Не собираясь выдумывать пороха, он тем не менее заявлял со своеобразным честолюбием: «Теперь, когда я начал понимать толк в этом искусстве, мне жалко, что я не получал заказа расписать историями все стены, опоясывающие город Флоренцию», — замысел эксцентрический, небывалый, гигантский. Воистину щедрый на исполнение Доменико был бы величайшим из художников, если бы его настенные хроники полнились не только занимательностью подробностей и внешнею броскостью и если бы эта его размашистость простиралась не только вширь, но и вглубь. Ясная поэтичность привычно житейского, данная им как аксиома, изначально спокойная, ибо по самой сути своей не ведает ни метаний, ни заблуждений.
Не в пример пристрастию Гирландайо к бытовой конкретности предметов, у Боттичелли каждая вещь наделяется еще особым, второплановым смыслом и согласно ему занимает строго определенное место. За исходную точку Боттичелли берет стремление Блаженного Августина не к буквальному толкованию, а к осознанию духа священных истин.
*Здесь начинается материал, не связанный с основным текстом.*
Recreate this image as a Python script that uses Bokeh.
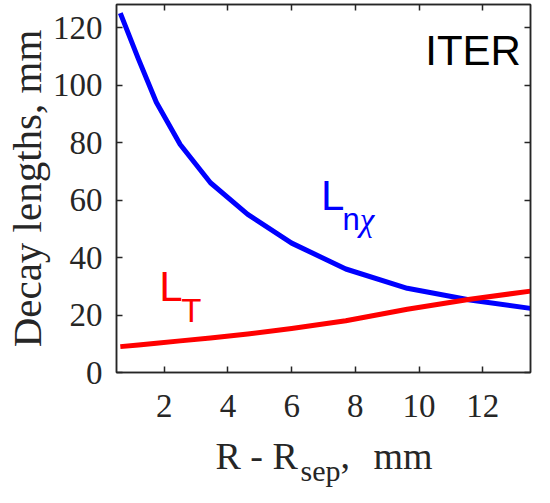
from bokeh.plotting import figure
from bokeh.models import Range1d, LinearAxis, SingleIntervalTicker, Label, ColumnDataSource
from bokeh.layouts import column
from bokeh.core.properties import value
from bokeh.embed import file_html
from bokeh.resources import INLINE

# Data
r_sep = [0.62, 1.19, 1.75, 2.5, 3.45, 4.62, 6.0, 7.7, 9.63, 11.6, 13.5]
L_nchi = [125.0, 109.0, 94.0, 79.3, 66.0, 55.0, 45.0, 36.0, 29.3, 25.2, 22.3]
L_T = [9.0, 9.6, 10.2, 11.0, 12.0, 13.4, 15.3, 18.0, 22.0, 25.5, 28.3]
x_ticks_interval = 2
y_ticks_interval = 20
y_label = "Decay lengths, mm"
x_label_main = ["R - R", ",", "mm"]
x_label_sub = ["sep"]

AX = "#262626"
SERIF = "Liberation Serif"
SANS = "Liberation Sans"

src = ColumnDataSource(data=dict(x=r_sep, ln=L_nchi, lt=L_T))
xr = Range1d(0.5, 13.5)

p = figure(width=534, height=430, x_range=xr, y_range=Range1d(0, 128), title=None,
           output_backend="svg", toolbar_location=None,
           min_border_left=40, min_border_right=0, min_border_top=2, min_border_bottom=58)
p.xgrid.visible = False
p.ygrid.visible = False
p.background_fill_color = "white"
p.border_fill_color = "white"
p.outline_line_color = AX
p.outline_line_width = 1.5

p.line("x", "ln", source=src, line_color="#0000FF", line_width=5, line_join="round")
p.line("x", "lt", source=src, line_color="#FF0000", line_width=5, line_join="round")

def style_axis(ax, show_labels=True):
    ax.axis_line_color = AX
    ax.axis_line_width = 1.5
    ax.major_tick_line_color = AX
    ax.major_tick_line_width = 1.5
    ax.major_tick_in = 6
    ax.major_tick_out = 0
    ax.minor_tick_line_color = None
    if show_labels:
        ax.major_label_text_font = SERIF
        ax.major_label_text_font_size = "33px"
        ax.major_label_text_color = AX
    else:
        ax.major_label_text_font_size = "0px"
        ax.major_label_text_alpha = 0
        ax.major_label_standoff = 0
        ax.axis_label_standoff = 0

p.xaxis.ticker = SingleIntervalTicker(interval=x_ticks_interval)
p.yaxis.ticker = SingleIntervalTicker(interval=y_ticks_interval)
style_axis(p.xaxis[0])
style_axis(p.yaxis[0])
p.xaxis.major_label_standoff = 18
p.yaxis.major_label_standoff = 10

p.yaxis.axis_label = y_label
p.yaxis.axis_label_text_font = SERIF
p.yaxis.axis_label_text_font_size = "41px"
p.yaxis.axis_label_text_font_style = "normal"
p.yaxis.axis_label_text_color = AX
p.yaxis.axis_label_standoff = 0

top = LinearAxis(ticker=SingleIntervalTicker(interval=x_ticks_interval))
right = LinearAxis(ticker=SingleIntervalTicker(interval=y_ticks_interval))
style_axis(top, False)
style_axis(right, False)
p.add_layout(top, "above")
p.add_layout(right, "right")

# In-plot annotations
p.add_layout(Label(x=13.2, y=111.9, text="ITER", text_align="right", text_baseline="alphabetic",
                   text_font=SANS, text_font_size="42px", text_color="black"))
p.add_layout(Label(x=6.92, y=61.5, text="L", text_align="left", text_baseline="alphabetic",
                   text_font=SANS, text_font_size="42px", text_color="#0000FF"))
p.add_layout(Label(x=7.60, y=53.2, text="n", text_align="left", text_baseline="alphabetic",
                   text_font=SANS, text_font_size="31px", text_color="#0000FF"))
p.add_layout(Label(x=8.14, y=53.2, text="χ", text_align="left", text_baseline="alphabetic",
                   text_font=SERIF, text_font_style="italic", text_font_size="33px", text_color="#0000FF"))
p.add_layout(Label(x=1.84, y=29.9, text="L", text_align="left", text_baseline="alphabetic",
                   text_font=SANS, text_font_size="42px", text_color="#FF0000"))
p.add_layout(Label(x=2.53, y=21.7, text="T", text_align="left", text_baseline="alphabetic",
                   text_font=SANS, text_font_size="33px", text_color="#FF0000"))

# x-axis label strip: shares the x range, so its frame lines up with the plot frame
q = figure(width=534, height=57, x_range=xr, y_range=Range1d(0, 57), title=None,
           output_backend="svg", toolbar_location=None, x_axis_type=None, y_axis_type=None,
           min_border=0)
q.xgrid.visible = False
q.ygrid.visible = False
q.outline_line_color = None
q.border_fill_color = "white"
mid = (xr.start + xr.end) / 2
main_src = ColumnDataSource(data=dict(x=[mid] * 3, y=[32] * 3, t=x_label_main, dx=[-108, 17, 50]))
sub_src = ColumnDataSource(data=dict(x=[mid], y=[17], t=x_label_sub, dx=[-23]))
q.text("x", "y", text="t", x_offset="dx", source=main_src, text_font=value(SERIF),
       text_font_size="38px", text_color=AX, text_align="left", text_baseline="alphabetic")
q.text("x", "y", text="t", x_offset="dx", source=sub_src, text_font=value(SERIF),
       text_font_size="30px", text_color=AX, text_align="left", text_baseline="alphabetic")

open("out.html", "w").write(file_html(column(p, q), INLINE))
Поэтому для проверки и исследования всего и в качестве символов гуманистической культуры Сандро помещает в его келье измерительные приборы, астролябию и книгу древнейших теорем Пифагора. Неизменная симпатия мастера к «людям, терзаемым сомнениями», — ибо он сам был одним из таких — дала в данном случае смелый толчок его сомнению в необходимости незыблемой «нормальной» перспективы, избранной Гирландайо для его благодушно-житейского рассказа в прозе, и позволила Боттичелли создать своеобразную героическую поэму, показывающую «перспективу» не столько для глаз, сколько для пытливого духа.
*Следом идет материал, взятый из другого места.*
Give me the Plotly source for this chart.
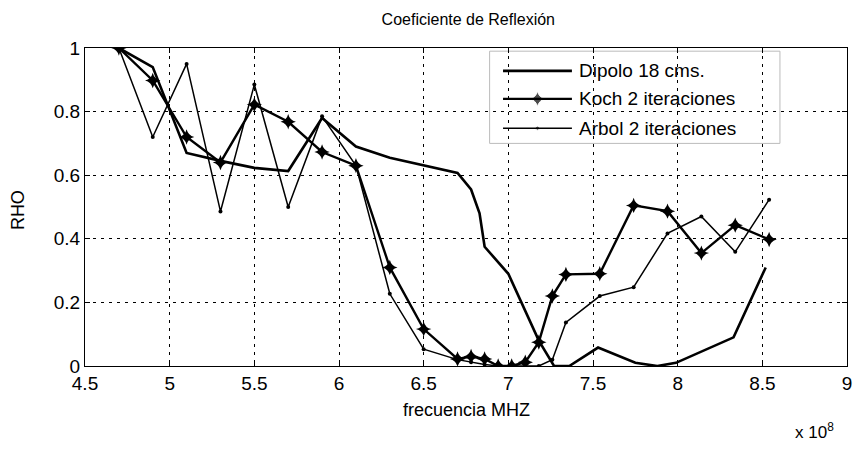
import plotly.graph_objects as go

# Frequency samples (x 10^8 Hz)
freq_dipolo = [4.7, 4.9, 5.1, 5.3, 5.5, 5.7, 5.9, 6.1, 6.3, 6.5, 6.7, 6.78, 6.83, 6.86,
               7.0, 7.18, 7.25, 7.27, 7.36, 7.53, 7.75, 7.88, 7.99, 8.33, 8.52]
rho_dipolo = [1.0, 0.94, 0.67, 0.645, 0.623, 0.613, 0.78, 0.69, 0.655, 0.632, 0.607, 0.555, 0.48, 0.375,
              0.29, 0.08, 0.016, 0.0, 0.0, 0.058, 0.01, 0.0, 0.01, 0.09, 0.31]

freq_koch = [4.7, 4.9, 5.1, 5.3, 5.5, 5.7, 5.9, 6.1, 6.3, 6.5, 6.7, 6.78, 6.86, 6.94,
             7.02, 7.1, 7.18, 7.26, 7.34, 7.54, 7.74, 7.94, 8.14, 8.34, 8.54]
rho_koch = [1.0, 0.898, 0.72, 0.64, 0.822, 0.768, 0.673, 0.63, 0.31, 0.116, 0.022, 0.03, 0.022, 0.0,
            0.0, 0.012, 0.075, 0.22, 0.288, 0.29, 0.505, 0.487, 0.355, 0.443, 0.398]

freq_arbol = [4.7, 4.9, 5.1, 5.3, 5.5, 5.7, 5.9, 6.1, 6.3, 6.5, 6.7, 6.78, 6.86, 6.94,
              7.02, 7.1, 7.18, 7.26, 7.34, 7.54, 7.74, 7.94, 8.14, 8.34, 8.54]
rho_arbol = [1.0, 0.72, 0.95, 0.486, 0.885, 0.50, 0.785, 0.63, 0.227, 0.053, 0.02, 0.012, 0.005, 0.0,
             0.0, 0.0, 0.0, 0.02, 0.137, 0.22, 0.248, 0.417, 0.47, 0.359, 0.523]

x_ticks = [4.5, 5, 5.5, 6, 6.5, 7, 7.5, 8, 8.5, 9]
x_tick_text = ["4.5", "5", "5.5", "6", "6.5", "7", "7.5", "8", "8.5", "9"]
y_ticks = [0, 0.2, 0.4, 0.6, 0.8, 1]
y_tick_text = ["0", "0.2", "0.4", "0.6", "0.8", "1"]

series_names = ["Dipolo 18 cms.", "Koch 2 iteraciones", "Arbol 2 iteraciones"]
line_widths = [2.6, 2.4, 1.5]

FONT = "Liberation Sans, Arial, sans-serif"
X_RANGE = [4.5, 9]
Y_RANGE = [0, 1]

fig = go.Figure()

fig.add_trace(go.Scatter(x=freq_dipolo, y=rho_dipolo, mode="lines",
                         line=dict(color="black", width=line_widths[0]), name=series_names[0]))
fig.add_trace(go.Scatter(x=freq_koch, y=rho_koch, mode="lines+markers",
                         line=dict(color="black", width=line_widths[1]),
                         marker=dict(symbol="star-diamond", size=11, color="black"),
                         name=series_names[1]))
fig.add_trace(go.Scatter(x=freq_arbol, y=rho_arbol, mode="lines+markers",
                         line=dict(color="black", width=line_widths[2]),
                         marker=dict(symbol="circle", size=4, color="black"),
                         name=series_names[2]))

# Hand-built legend box (paper coordinates)
leg_x0, leg_x1 = 0.531, 0.912
leg_y0, leg_y1 = 0.70, 0.99
row_y = [0.928, 0.840, 0.748]
line_x0, line_x1, text_x = 0.5486, 0.639, 0.6457

def paper_to_x(p):
    return X_RANGE[0] + p * (X_RANGE[1] - X_RANGE[0])

def paper_to_y(p):
    return Y_RANGE[0] + p * (Y_RANGE[1] - Y_RANGE[0])

shapes = [dict(type="rect", xref="paper", yref="paper", x0=leg_x0, x1=leg_x1, y0=leg_y0, y1=leg_y1,
               line=dict(color="#bbbbbb", width=1), fillcolor="white", layer="between")]
for ry, w in zip(row_y, line_widths):
    shapes.append(dict(type="line", xref="paper", yref="paper", x0=line_x0, x1=line_x1, y0=ry, y1=ry,
                       line=dict(color="black", width=w), layer="above"))

# Legend sample markers
mid_x = paper_to_x((line_x0 + line_x1) / 2)
fig.add_trace(go.Scatter(x=[mid_x, mid_x], y=[paper_to_y(row_y[1]), paper_to_y(row_y[2])],
                         mode="markers",
                         marker=dict(symbol=["star-diamond", "circle"], size=[11, 4], color="black"),
                         showlegend=False, hoverinfo="skip", cliponaxis=False))

annotations = []
for ry, name in zip(row_y, series_names):
    annotations.append(dict(x=text_x, y=ry, xref="paper", yref="paper", text=name, showarrow=False,
                            xanchor="left", yanchor="middle", font=dict(family=FONT, size=19, color="black")))
annotations.append(dict(x=-0.088, y=0.49, xref="paper", yref="paper", text="RHO", textangle=-90,
                        showarrow=False, xanchor="center", yanchor="middle",
                        font=dict(family=FONT, size=18, color="black")))
annotations.append(dict(x=0.5, y=-0.138, xref="paper", yref="paper", text="frecuencia MHZ",
                        showarrow=False, xanchor="center", yanchor="middle",
                        font=dict(family=FONT, size=18, color="black")))
annotations.append(dict(x=0.985, y=-0.165, xref="paper", yref="paper", text="x 10<sup>8</sup>",
                        showarrow=False, xanchor="right", yanchor="top",
                        font=dict(family=FONT, size=17, color="black")))

fig.update_layout(
    width=853, height=449,
    margin=dict(l=85, r=6, t=48, b=83),
    paper_bgcolor="white", plot_bgcolor="white",
    showlegend=False,
    font=dict(family=FONT, size=18, color="black"),
    title=dict(text="Coeficiente de Reflexión", x=0.549, xanchor="center",
               y=1 - 19 / 449, yanchor="middle", font=dict(family=FONT, size=16, color="black")),
    xaxis=dict(range=X_RANGE, tickvals=x_ticks, ticktext=x_tick_text,
               showgrid=True, gridcolor="black", gridwidth=1, griddash="3px,5px",
               showline=True, linecolor="black", linewidth=1, mirror="ticks",
               ticks="inside", ticklen=5, tickcolor="black", zeroline=False, automargin=False,
               tickfont=dict(family=FONT, size=19)),
    yaxis=dict(range=Y_RANGE, tickvals=y_ticks, ticktext=y_tick_text,
               showgrid=True, gridcolor="black", gridwidth=1, griddash="3px,5px",
               showline=True, linecolor="black", linewidth=1, mirror="ticks",
               ticks="inside", ticklen=5, tickcolor="black", zeroline=False, automargin=False,
               tickfont=dict(family=FONT, size=19)),
    shapes=shapes,
    annotations=annotations,
)

fig.write_html("out.html")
Цвет в «Св. Августине» символичен, как и всюду у Боттичелли, преданного больше реальности внутреннего, чем видимого мира. Краски огня, воды, земли и воздуха опосредованно присутствуют в тесноватой келье сурового аскета не менее, чем участвовали они в необъятности моря и неба, сотворивших чудо рождения Венеры. Замкнутая центричность архитектурного фона создает во фрагменте законченность целого. И скромная келья в миниатюре уже как бы центрический храм, обобщенно символизирующий собою строение всей вселенной.
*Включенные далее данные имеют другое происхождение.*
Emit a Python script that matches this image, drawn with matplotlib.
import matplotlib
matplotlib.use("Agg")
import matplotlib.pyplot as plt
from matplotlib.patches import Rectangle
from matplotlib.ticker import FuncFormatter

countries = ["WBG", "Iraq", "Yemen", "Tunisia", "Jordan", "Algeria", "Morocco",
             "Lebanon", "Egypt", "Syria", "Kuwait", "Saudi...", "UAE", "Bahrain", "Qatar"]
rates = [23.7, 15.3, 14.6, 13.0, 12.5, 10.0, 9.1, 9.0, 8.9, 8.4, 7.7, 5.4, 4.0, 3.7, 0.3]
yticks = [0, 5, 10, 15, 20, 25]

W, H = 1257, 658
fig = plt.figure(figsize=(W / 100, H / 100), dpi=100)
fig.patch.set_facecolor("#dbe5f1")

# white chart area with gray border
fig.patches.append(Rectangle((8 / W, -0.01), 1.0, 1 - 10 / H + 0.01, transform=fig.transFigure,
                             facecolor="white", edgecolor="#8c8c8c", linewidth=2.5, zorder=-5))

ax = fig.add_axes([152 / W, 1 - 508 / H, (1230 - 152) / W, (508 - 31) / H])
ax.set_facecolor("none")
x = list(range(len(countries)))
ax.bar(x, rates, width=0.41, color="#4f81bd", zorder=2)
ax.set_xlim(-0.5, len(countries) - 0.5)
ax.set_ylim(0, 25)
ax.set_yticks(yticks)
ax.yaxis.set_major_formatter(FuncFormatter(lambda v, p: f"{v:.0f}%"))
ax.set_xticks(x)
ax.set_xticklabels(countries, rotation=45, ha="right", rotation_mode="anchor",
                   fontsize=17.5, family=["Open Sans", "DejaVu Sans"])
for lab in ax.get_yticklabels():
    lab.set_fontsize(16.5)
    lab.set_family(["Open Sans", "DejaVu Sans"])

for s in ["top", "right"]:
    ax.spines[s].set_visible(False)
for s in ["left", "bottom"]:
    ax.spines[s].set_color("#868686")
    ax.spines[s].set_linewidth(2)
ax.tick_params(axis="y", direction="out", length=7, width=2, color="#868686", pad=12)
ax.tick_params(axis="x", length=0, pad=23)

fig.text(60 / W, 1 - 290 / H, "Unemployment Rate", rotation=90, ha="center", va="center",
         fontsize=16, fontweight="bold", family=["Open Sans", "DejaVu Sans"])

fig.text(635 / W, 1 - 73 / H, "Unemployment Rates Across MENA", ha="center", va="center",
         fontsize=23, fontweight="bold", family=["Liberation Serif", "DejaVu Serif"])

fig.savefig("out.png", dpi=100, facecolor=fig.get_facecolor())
Особые качества боттичеллевского «Св. Августина» ясны были уже Вазари: «В лице этого святого он выразил ту глубину, остроту и тонкость мысли, которая свойственна лицам, исполненным премудрости и постоянно погруженным в исследование предметов высочайших и наитруднейших». Блаженный Августин фрески — высокоинтеллектуальная личность, живущая в остром разладе с собою, как зачастую художник, писавший его. В этом плане фреска — почти памятник внутреннему разладу, как совершенно новому явлению в итальянской живописи. В отличие от простого и цельного героя Гирландайо, всецело связанного с землей, даже слегка архаическая удлиненность туловища святого здесь углубляет впечатление неуклонно стремящегося ввысь духа, которому сопротивляется весомость почти всего массивного тела.